### Task requirements:
Your task is to copy the lines between the line containing "Rebuild this chart as a component, using" and the line containing "const noDot = () => <g />;", counting both of those lines, and to emit nothing more.

Items listed in a dataset:
========================================

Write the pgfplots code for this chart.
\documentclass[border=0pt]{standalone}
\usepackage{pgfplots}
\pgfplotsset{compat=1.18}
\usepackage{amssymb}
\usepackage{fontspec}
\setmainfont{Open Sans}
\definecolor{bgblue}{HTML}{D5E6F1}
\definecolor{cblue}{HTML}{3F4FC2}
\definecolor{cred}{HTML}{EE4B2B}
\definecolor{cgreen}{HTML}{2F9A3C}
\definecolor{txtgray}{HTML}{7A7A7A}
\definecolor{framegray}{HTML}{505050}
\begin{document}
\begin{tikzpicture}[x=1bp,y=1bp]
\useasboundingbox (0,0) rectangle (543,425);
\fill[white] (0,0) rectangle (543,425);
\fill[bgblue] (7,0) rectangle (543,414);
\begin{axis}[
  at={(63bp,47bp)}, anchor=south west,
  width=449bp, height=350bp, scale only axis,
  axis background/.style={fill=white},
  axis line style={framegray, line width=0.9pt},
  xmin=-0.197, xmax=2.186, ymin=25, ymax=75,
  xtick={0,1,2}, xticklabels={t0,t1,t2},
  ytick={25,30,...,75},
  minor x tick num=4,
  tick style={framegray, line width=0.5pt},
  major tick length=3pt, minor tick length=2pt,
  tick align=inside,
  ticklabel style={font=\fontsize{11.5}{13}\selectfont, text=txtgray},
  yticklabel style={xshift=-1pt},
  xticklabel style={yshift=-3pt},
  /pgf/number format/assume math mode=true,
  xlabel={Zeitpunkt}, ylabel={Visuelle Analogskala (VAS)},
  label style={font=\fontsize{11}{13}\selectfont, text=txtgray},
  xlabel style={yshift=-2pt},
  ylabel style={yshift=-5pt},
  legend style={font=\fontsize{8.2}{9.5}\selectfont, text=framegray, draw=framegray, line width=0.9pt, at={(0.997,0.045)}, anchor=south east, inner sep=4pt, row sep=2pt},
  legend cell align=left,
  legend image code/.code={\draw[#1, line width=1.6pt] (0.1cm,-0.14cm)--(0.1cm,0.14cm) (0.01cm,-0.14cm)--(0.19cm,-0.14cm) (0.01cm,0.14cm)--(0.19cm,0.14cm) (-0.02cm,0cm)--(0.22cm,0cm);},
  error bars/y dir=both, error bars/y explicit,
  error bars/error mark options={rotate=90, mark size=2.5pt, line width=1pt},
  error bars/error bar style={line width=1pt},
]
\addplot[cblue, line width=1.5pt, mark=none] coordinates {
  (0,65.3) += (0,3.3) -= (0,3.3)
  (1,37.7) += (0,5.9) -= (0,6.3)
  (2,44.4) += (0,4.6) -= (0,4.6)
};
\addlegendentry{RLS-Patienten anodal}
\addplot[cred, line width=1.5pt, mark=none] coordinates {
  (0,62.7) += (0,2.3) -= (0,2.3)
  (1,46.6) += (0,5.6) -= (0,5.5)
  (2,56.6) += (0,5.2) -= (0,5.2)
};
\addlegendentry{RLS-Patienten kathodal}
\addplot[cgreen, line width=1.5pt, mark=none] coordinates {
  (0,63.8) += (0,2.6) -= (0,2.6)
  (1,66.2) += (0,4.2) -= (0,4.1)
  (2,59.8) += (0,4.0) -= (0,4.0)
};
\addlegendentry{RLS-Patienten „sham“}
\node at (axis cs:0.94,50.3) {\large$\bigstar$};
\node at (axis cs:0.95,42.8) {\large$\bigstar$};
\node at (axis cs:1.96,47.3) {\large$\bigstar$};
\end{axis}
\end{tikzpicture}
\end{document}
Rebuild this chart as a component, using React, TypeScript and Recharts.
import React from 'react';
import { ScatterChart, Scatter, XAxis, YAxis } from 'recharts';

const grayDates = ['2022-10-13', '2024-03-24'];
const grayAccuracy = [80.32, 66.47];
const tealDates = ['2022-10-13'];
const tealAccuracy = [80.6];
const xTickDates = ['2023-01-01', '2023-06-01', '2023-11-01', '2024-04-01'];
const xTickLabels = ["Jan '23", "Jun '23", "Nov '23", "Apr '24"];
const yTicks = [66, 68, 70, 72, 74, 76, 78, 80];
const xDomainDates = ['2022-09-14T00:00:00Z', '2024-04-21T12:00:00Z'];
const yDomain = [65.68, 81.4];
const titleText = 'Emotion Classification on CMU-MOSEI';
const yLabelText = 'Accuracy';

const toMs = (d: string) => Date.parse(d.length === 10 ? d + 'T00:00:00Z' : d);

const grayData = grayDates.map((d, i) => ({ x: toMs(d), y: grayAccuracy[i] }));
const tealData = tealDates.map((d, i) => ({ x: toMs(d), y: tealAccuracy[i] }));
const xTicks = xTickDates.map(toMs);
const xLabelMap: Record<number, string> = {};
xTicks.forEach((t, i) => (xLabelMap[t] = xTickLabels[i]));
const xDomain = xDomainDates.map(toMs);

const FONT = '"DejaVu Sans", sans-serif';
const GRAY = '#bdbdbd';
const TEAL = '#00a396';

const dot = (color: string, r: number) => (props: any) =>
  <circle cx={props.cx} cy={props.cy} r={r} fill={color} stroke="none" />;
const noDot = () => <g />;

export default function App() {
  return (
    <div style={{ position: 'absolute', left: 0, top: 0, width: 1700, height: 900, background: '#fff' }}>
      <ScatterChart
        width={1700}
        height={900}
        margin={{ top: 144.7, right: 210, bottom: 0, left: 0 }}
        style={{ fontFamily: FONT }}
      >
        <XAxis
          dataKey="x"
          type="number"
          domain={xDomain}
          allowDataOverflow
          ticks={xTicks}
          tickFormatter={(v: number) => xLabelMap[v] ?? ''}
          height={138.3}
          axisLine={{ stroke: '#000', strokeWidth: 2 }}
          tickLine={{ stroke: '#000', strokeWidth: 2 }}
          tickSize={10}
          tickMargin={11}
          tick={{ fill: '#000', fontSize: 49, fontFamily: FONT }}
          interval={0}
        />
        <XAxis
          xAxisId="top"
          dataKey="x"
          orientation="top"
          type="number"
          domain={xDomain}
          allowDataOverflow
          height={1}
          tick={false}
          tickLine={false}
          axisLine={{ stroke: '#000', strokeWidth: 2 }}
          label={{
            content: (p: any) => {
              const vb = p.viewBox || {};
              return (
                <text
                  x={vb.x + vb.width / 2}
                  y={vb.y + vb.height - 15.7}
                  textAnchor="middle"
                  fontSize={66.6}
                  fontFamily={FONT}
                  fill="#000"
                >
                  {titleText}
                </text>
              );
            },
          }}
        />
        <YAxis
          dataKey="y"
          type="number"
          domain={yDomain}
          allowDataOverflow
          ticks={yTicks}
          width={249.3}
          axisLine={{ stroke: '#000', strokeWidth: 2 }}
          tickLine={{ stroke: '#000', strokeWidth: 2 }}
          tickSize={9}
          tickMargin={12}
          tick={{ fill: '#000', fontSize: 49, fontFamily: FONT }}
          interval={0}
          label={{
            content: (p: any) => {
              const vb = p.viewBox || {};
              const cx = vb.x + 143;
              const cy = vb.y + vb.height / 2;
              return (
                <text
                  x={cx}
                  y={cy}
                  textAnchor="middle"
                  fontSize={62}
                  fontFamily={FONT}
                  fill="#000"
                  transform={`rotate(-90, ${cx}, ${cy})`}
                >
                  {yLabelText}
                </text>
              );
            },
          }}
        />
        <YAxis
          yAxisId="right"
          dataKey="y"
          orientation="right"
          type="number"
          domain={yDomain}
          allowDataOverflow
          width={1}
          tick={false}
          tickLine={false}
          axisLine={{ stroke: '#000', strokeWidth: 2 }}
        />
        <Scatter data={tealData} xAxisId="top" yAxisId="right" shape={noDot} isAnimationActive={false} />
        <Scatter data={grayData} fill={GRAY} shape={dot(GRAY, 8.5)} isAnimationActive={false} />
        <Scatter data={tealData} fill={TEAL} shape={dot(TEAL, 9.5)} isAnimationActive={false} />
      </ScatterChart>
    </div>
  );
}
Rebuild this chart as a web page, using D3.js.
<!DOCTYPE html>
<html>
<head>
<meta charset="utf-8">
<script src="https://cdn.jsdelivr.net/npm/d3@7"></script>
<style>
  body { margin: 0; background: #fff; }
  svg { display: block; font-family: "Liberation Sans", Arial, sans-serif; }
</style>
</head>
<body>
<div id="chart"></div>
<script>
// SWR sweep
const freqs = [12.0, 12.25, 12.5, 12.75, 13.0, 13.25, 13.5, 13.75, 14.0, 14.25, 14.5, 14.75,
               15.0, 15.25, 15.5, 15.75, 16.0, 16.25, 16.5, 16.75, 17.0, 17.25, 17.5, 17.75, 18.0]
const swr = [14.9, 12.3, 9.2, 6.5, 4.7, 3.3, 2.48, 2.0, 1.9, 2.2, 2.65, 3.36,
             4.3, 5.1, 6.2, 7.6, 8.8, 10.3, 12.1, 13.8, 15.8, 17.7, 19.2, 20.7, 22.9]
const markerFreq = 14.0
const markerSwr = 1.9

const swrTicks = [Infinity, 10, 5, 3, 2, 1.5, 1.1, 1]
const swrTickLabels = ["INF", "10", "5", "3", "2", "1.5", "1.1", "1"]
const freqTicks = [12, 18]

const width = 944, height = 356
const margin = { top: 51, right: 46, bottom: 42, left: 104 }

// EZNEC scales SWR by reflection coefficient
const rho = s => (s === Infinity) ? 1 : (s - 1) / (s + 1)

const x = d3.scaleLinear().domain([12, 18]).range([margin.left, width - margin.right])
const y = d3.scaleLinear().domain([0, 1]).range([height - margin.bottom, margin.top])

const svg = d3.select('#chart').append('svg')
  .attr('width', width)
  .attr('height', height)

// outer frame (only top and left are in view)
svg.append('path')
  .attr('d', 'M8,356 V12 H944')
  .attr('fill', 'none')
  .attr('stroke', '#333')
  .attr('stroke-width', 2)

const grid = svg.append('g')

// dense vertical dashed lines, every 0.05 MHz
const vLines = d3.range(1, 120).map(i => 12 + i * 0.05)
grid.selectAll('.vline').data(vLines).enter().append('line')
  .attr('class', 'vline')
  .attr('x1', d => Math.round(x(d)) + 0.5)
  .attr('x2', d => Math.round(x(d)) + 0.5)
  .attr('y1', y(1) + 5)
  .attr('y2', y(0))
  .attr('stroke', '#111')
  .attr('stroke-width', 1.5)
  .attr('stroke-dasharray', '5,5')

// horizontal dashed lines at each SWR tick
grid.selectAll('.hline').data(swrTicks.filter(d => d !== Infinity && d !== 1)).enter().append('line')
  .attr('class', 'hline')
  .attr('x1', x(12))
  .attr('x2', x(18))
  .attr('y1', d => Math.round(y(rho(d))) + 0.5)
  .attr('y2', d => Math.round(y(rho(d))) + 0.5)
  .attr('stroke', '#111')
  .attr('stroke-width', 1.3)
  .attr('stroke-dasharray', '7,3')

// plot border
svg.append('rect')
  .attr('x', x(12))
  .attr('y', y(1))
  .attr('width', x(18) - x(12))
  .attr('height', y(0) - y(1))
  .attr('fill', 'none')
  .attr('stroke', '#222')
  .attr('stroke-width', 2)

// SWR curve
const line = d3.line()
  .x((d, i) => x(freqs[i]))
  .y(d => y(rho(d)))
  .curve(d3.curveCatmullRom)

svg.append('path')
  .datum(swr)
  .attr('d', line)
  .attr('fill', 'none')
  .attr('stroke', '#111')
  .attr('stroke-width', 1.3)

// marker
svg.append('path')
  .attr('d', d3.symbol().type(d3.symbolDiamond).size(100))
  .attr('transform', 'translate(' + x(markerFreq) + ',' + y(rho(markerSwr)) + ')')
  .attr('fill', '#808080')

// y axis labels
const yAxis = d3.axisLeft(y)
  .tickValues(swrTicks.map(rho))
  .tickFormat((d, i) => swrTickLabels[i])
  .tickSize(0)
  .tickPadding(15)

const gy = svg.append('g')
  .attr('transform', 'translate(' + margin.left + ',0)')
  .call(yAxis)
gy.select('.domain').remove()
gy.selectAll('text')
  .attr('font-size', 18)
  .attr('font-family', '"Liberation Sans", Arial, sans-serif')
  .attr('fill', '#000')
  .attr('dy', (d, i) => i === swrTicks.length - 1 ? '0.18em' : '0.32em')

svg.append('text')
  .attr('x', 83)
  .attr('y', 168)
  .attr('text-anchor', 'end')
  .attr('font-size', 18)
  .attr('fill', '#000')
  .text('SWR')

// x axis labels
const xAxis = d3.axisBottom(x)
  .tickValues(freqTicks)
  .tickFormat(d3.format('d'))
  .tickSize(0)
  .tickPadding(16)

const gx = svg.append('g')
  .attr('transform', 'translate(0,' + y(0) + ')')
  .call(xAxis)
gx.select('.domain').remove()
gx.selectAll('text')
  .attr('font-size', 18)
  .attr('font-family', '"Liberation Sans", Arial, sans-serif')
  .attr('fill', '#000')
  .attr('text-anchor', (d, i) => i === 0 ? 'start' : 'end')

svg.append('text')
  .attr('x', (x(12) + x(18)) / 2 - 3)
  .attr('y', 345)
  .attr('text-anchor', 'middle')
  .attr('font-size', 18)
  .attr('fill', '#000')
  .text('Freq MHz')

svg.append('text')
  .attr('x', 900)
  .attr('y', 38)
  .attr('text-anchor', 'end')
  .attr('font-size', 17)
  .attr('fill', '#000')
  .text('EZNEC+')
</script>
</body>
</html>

========================================

### Exercise solution:
Rebuild this chart as a component, using React, TypeScript and Recharts.
import React from 'react';
import { ScatterChart, Scatter, XAxis, YAxis } from 'recharts';

const grayDates = ['2022-10-13', '2024-03-24'];
const grayAccuracy = [80.32, 66.47];
const tealDates = ['2022-10-13'];
const tealAccuracy = [80.6];
const xTickDates = ['2023-01-01', '2023-06-01', '2023-11-01', '2024-04-01'];
const xTickLabels = ["Jan '23", "Jun '23", "Nov '23", "Apr '24"];
const yTicks = [66, 68, 70, 72, 74, 76, 78, 80];
const xDomainDates = ['2022-09-14T00:00:00Z', '2024-04-21T12:00:00Z'];
const yDomain = [65.68, 81.4];
const titleText = 'Emotion Classification on CMU-MOSEI';
const yLabelText = 'Accuracy';

const toMs = (d: string) => Date.parse(d.length === 10 ? d + 'T00:00:00Z' : d);

const grayData = grayDates.map((d, i) => ({ x: toMs(d), y: grayAccuracy[i] }));
const tealData = tealDates.map((d, i) => ({ x: toMs(d), y: tealAccuracy[i] }));
const xTicks = xTickDates.map(toMs);
const xLabelMap: Record<number, string> = {};
xTicks.forEach((t, i) => (xLabelMap[t] = xTickLabels[i]));
const xDomain = xDomainDates.map(toMs);

const FONT = '"DejaVu Sans", sans-serif';
const GRAY = '#bdbdbd';
const TEAL = '#00a396';

const dot = (color: string, r: number) => (props: any) =>
  <circle cx={props.cx} cy={props.cy} r={r} fill={color} stroke="none" />;
const noDot = () => <g />;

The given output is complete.